* **Data excerpts**:

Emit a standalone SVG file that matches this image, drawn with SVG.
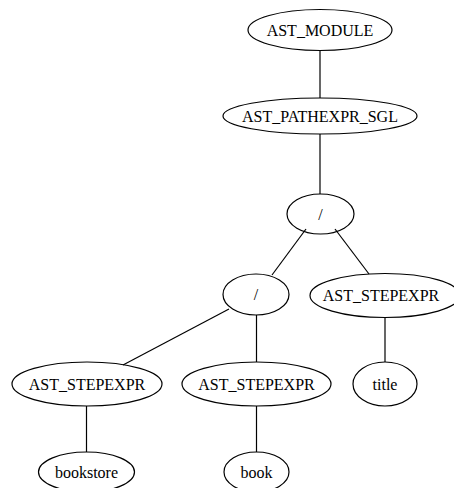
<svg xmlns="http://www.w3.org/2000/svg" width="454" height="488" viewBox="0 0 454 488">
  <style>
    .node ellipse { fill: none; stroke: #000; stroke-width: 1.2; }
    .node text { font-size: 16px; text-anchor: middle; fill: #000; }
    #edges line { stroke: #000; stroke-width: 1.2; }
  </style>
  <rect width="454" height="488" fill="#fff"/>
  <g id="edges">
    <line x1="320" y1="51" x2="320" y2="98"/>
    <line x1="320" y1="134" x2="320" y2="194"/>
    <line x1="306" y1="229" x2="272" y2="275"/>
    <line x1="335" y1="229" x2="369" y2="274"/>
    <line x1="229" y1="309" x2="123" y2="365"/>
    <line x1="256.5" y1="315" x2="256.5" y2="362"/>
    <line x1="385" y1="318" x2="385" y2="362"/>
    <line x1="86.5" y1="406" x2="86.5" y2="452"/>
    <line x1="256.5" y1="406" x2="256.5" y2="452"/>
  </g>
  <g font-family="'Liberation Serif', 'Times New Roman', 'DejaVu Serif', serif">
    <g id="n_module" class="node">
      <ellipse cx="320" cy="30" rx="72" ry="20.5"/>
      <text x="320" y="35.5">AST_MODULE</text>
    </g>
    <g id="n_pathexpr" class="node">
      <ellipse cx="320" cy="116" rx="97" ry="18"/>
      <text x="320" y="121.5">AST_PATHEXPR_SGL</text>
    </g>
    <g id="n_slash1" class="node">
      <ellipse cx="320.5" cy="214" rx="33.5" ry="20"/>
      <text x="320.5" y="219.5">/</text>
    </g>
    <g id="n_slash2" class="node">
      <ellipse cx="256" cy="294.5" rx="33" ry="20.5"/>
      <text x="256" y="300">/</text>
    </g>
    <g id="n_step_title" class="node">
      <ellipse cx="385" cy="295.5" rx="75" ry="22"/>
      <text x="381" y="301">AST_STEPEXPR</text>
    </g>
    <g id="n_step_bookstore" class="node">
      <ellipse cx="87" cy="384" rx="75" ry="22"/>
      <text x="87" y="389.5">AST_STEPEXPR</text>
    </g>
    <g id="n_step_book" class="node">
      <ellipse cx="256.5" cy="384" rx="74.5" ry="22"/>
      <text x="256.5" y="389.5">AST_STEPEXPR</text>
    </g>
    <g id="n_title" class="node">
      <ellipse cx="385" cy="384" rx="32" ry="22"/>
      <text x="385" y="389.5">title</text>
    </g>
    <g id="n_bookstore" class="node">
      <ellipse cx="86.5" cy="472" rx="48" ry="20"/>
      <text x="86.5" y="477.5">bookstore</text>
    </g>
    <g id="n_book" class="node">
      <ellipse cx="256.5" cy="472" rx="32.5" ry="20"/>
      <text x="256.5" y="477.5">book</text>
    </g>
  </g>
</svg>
==
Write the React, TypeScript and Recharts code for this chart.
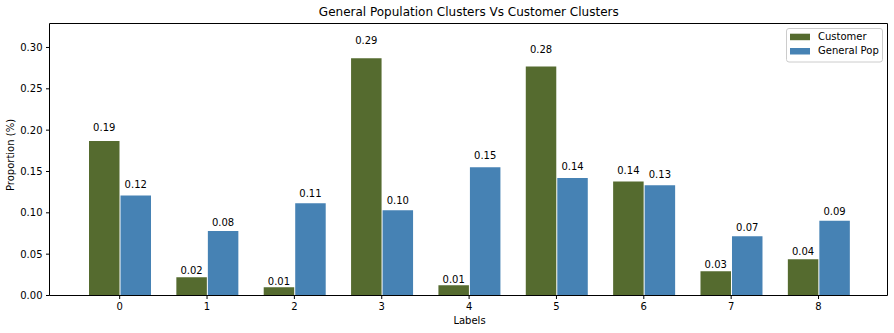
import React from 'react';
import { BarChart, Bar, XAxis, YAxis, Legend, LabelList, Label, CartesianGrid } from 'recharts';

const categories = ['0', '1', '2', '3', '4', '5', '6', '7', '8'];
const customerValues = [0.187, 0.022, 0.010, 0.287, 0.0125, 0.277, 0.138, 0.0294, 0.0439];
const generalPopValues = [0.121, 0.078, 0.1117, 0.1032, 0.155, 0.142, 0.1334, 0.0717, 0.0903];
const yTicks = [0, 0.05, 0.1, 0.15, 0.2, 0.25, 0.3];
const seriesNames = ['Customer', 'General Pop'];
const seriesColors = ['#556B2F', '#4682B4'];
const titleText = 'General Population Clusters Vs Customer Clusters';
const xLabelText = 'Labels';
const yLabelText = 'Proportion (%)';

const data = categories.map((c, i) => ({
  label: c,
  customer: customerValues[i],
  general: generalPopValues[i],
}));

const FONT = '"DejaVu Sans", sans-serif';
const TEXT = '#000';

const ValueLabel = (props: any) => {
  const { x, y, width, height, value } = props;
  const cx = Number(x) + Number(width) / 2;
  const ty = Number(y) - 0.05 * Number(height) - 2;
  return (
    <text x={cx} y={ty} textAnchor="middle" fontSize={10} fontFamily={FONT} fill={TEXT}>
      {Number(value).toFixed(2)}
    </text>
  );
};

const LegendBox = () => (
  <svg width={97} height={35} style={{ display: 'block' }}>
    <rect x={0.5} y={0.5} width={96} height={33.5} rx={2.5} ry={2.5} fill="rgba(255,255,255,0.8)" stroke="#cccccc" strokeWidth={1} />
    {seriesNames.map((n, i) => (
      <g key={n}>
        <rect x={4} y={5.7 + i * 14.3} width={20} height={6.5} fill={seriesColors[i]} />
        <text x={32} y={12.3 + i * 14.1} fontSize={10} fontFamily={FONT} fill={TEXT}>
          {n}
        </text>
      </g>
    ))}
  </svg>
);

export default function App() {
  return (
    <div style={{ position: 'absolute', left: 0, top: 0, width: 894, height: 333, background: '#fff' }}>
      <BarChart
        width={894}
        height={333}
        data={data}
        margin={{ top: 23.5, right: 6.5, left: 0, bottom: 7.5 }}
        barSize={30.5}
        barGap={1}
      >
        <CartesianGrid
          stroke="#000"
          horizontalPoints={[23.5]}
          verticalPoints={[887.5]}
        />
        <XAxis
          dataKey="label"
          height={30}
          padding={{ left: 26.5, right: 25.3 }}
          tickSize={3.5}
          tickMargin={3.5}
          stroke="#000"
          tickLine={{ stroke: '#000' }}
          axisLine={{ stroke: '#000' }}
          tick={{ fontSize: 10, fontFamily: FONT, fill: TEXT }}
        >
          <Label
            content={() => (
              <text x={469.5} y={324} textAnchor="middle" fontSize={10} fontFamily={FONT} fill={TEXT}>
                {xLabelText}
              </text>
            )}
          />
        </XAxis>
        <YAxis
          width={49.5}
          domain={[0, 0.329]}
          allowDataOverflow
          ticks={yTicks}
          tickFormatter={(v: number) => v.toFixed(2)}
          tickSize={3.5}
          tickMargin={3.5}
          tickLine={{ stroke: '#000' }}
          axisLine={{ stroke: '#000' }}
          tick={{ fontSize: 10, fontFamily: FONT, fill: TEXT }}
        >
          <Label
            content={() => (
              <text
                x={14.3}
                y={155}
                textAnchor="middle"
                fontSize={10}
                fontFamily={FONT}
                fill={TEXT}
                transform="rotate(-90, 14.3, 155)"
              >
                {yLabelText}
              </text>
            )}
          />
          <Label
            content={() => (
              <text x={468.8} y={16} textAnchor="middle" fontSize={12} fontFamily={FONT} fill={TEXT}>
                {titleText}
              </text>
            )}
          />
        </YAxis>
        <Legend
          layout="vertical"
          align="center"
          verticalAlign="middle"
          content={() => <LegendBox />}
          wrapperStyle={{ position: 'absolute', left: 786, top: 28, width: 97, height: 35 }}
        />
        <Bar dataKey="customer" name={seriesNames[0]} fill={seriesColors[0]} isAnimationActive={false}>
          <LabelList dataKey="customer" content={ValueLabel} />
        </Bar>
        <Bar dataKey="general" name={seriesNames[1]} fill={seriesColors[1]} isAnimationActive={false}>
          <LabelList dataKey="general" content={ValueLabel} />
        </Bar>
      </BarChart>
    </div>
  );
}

* **Your task**:
Write down exactly what the lines above say, from the line holding "Write the React, TypeScript" through the line holding "LabelList, Label, CartesianGrid", and nothing more. Do not copy the pictures.

* **The solution**:
Write the React, TypeScript and Recharts code for this chart.
import React from 'react';
import { BarChart, Bar, XAxis, YAxis, Legend, LabelList, Label, CartesianGrid } from 'recharts';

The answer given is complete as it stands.